Schillings, the leading law firm protecting the privacy and reputations of businesses and high-profile individuals, has released the findings of its recent research entitled – ‘A private life in the public eye’. The research report sets out a ‘Blueprint for change’ to help people protect their privacy and reputation without compromising the vital principle of freedom of expression. The launch of the report coincides with the Government’s DCMS Select Committee’s comprehensive report into Press Standards, Privacy and Libel.
The overarching aim of the research was to discover what it means to be in the public eye today and where the line should be drawn to separate the part of a person’s life that should remain private. The key areas of interest included: Attitudes towards privacy; Importance of legal measures; Due prominence of apologies; The effectiveness of the Press Complaints Commission; Dissatisfaction with press reporting; Prior notification and the future challenges facing reputation protection.
The research provides evidence that people are dissatisfied with the current position regarding reputation and privacy. The opinions of the audience presented in the report do not necessarily represent those of Schillings. An area of common ground is the view showing that whilst it is important to permit publication of matters that are genuinely in the public interest, too often reputations are damaged, and privacy invaded, by the publication of stories that are untrue, or where the main aim is to satisfy salacious curiosity about the lives of the rich and famous irrespective of the distress caused to them, their families and their friends.

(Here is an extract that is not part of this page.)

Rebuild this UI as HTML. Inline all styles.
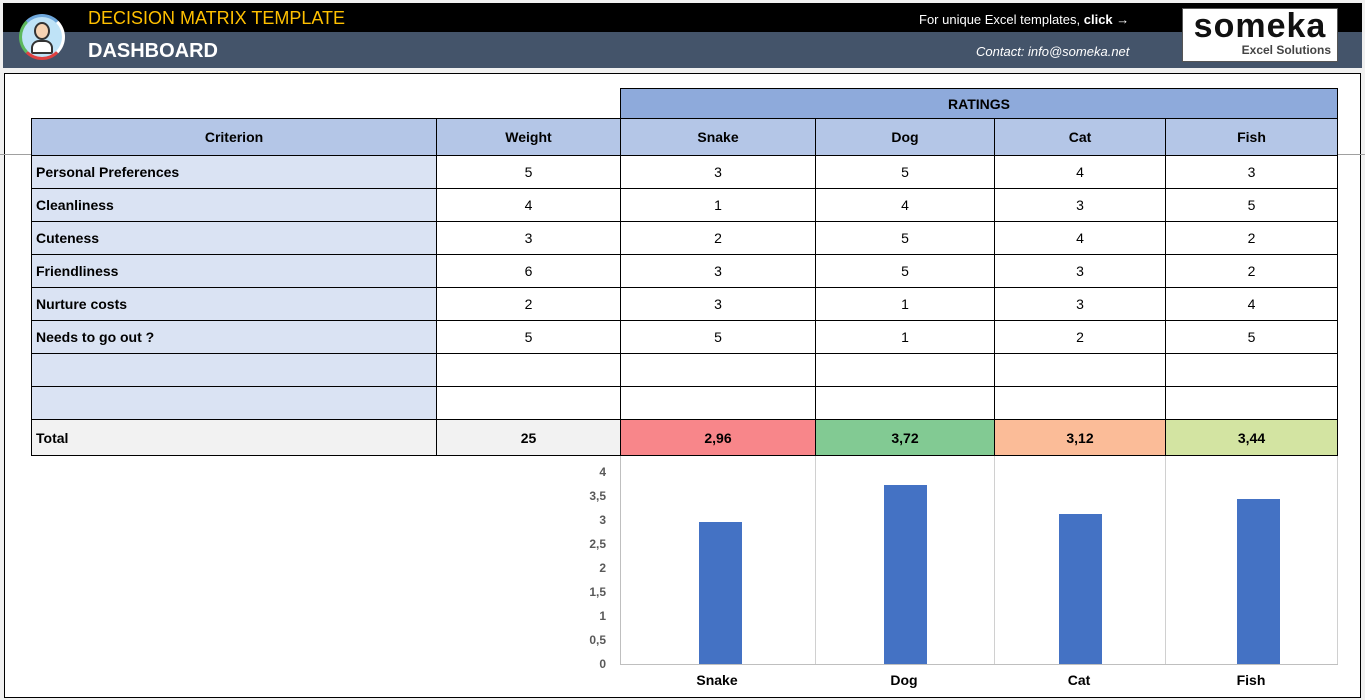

Gideon Benaim, Partner at Schillings, who led the research project commented: “Schillings has been at the forefront of developing privacy law in this country and has set legal precedent providing everyone the right of protection in respect of their home life, their children and medical information, as well as other areas considered private. This means their private life should not be reported by the press unless it is truly a matter in the public interest. However, in some areas we find the media don’t make the correct distinction between ‘public interest’ and ‘of interest to the public’ which are quite different concepts.”
Schillings concluded that the aims of existing laws are sound. But in practice, they frequently fail to achieve a satisfactory balance between the public interest, the truth and privacy. The report recommends three key reforms to reputation laws under the proposal called the ‘Blueprint for change’; each of which are supported by the recommendations in the DCMS report.
– The press should have to notify people before publishing stories that will seriously invade their privacy.
– It should be easier to obtain injunctions preventing the publication of untrue allegations.
– Introduce a pre-publication system to resolve disputes.